> Exercise instructions
Extract, word for word, every line from the one containing "Write a Python" through the one containing "years = list(range(2011, 2025))", with both end lines kept.

> Given information
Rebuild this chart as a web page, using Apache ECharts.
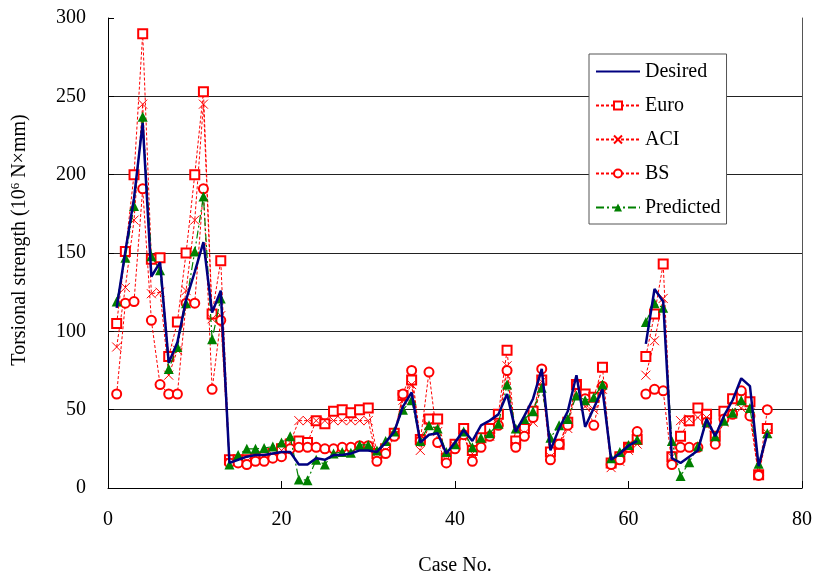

...

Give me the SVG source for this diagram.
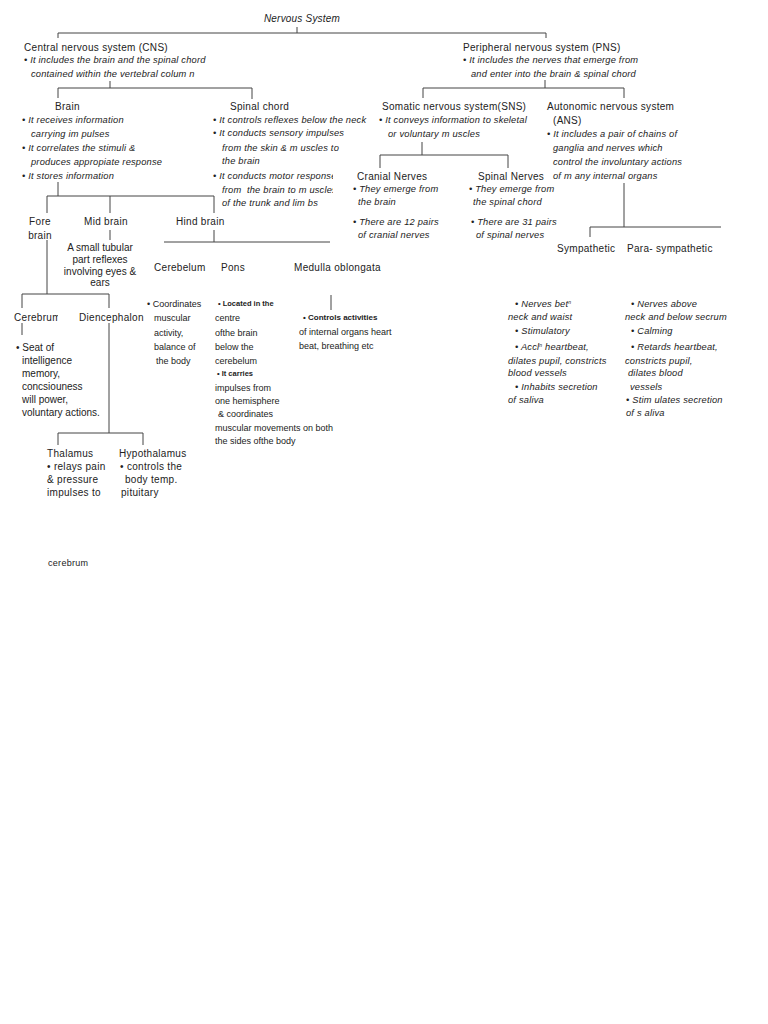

...

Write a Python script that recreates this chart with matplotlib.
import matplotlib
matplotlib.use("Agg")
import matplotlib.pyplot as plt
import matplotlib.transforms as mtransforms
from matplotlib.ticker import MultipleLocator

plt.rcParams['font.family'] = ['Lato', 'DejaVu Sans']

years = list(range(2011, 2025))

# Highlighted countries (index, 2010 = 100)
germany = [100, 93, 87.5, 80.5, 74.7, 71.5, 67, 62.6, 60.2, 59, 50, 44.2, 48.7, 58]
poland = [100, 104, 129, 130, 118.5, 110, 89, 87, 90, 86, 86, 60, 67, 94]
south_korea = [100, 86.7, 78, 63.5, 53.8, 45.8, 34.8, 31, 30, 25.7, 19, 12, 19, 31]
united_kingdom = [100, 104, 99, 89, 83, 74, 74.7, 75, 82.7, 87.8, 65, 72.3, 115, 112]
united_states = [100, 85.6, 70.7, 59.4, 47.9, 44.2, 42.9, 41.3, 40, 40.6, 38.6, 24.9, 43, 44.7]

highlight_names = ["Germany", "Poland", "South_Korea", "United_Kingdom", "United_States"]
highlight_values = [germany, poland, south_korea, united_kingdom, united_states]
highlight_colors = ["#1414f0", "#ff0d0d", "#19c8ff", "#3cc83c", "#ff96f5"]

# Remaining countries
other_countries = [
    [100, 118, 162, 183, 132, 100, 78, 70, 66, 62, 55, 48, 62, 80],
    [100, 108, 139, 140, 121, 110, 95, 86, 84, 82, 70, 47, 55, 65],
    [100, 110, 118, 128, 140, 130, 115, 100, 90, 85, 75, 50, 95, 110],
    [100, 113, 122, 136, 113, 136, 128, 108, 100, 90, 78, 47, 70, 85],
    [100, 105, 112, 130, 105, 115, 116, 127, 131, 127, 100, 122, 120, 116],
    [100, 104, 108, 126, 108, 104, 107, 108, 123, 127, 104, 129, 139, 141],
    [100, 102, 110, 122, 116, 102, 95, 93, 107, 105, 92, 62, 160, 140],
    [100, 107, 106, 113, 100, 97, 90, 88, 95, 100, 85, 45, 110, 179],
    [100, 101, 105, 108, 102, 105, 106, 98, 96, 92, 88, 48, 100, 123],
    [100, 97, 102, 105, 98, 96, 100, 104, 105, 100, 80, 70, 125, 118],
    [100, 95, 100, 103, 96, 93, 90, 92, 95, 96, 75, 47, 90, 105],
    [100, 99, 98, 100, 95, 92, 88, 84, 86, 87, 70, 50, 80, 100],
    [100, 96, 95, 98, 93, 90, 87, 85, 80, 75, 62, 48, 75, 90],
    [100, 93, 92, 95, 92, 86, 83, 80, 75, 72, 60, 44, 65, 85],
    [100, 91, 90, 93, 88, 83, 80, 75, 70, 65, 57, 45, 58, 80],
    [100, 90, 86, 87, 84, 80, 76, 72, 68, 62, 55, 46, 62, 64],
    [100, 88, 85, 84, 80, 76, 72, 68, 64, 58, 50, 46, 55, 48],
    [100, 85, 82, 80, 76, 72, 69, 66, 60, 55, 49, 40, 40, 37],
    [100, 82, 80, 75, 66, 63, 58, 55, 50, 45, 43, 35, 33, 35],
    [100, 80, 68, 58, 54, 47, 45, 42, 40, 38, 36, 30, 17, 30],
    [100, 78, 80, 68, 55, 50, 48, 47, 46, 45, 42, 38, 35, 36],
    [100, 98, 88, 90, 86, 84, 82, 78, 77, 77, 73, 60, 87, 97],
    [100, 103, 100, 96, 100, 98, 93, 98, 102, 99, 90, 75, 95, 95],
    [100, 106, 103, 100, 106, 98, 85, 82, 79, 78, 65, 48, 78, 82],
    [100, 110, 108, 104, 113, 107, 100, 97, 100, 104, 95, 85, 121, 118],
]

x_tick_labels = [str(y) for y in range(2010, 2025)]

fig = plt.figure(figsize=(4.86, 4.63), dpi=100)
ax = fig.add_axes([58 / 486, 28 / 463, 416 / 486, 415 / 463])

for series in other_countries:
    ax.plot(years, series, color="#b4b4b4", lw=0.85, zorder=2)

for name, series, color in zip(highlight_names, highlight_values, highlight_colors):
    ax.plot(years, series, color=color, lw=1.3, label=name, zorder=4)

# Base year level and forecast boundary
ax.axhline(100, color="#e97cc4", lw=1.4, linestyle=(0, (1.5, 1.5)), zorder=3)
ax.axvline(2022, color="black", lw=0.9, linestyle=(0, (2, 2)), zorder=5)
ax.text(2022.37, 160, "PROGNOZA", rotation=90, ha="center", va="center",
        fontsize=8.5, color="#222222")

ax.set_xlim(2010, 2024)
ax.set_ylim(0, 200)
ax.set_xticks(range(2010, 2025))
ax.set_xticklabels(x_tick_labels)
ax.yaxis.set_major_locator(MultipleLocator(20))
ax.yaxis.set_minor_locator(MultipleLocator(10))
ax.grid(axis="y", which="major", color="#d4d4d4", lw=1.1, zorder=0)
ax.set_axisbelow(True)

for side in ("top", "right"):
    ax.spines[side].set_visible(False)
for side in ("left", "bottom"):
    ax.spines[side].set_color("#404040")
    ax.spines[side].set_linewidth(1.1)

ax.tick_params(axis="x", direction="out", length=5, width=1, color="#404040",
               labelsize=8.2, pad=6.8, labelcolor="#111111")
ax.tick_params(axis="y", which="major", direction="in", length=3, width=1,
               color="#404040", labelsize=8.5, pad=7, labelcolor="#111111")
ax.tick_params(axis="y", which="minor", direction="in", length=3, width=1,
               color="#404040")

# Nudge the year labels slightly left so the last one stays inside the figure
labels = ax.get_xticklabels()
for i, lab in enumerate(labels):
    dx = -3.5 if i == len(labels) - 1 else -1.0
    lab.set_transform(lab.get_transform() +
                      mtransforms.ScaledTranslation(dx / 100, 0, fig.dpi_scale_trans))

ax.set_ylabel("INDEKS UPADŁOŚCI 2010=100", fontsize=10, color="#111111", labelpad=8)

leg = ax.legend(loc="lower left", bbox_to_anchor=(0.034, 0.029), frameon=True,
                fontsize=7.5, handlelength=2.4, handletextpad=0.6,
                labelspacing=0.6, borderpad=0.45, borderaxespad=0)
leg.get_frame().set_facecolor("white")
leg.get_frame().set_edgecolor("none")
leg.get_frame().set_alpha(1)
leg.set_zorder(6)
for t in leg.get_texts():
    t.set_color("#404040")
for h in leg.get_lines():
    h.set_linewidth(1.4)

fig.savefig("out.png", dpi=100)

> Exercise solution
Write a Python script that recreates this chart with matplotlib.
import matplotlib
matplotlib.use("Agg")
import matplotlib.pyplot as plt
import matplotlib.transforms as mtransforms
from matplotlib.ticker import MultipleLocator

plt.rcParams['font.family'] = ['Lato', 'DejaVu Sans']

years = list(range(2011, 2025))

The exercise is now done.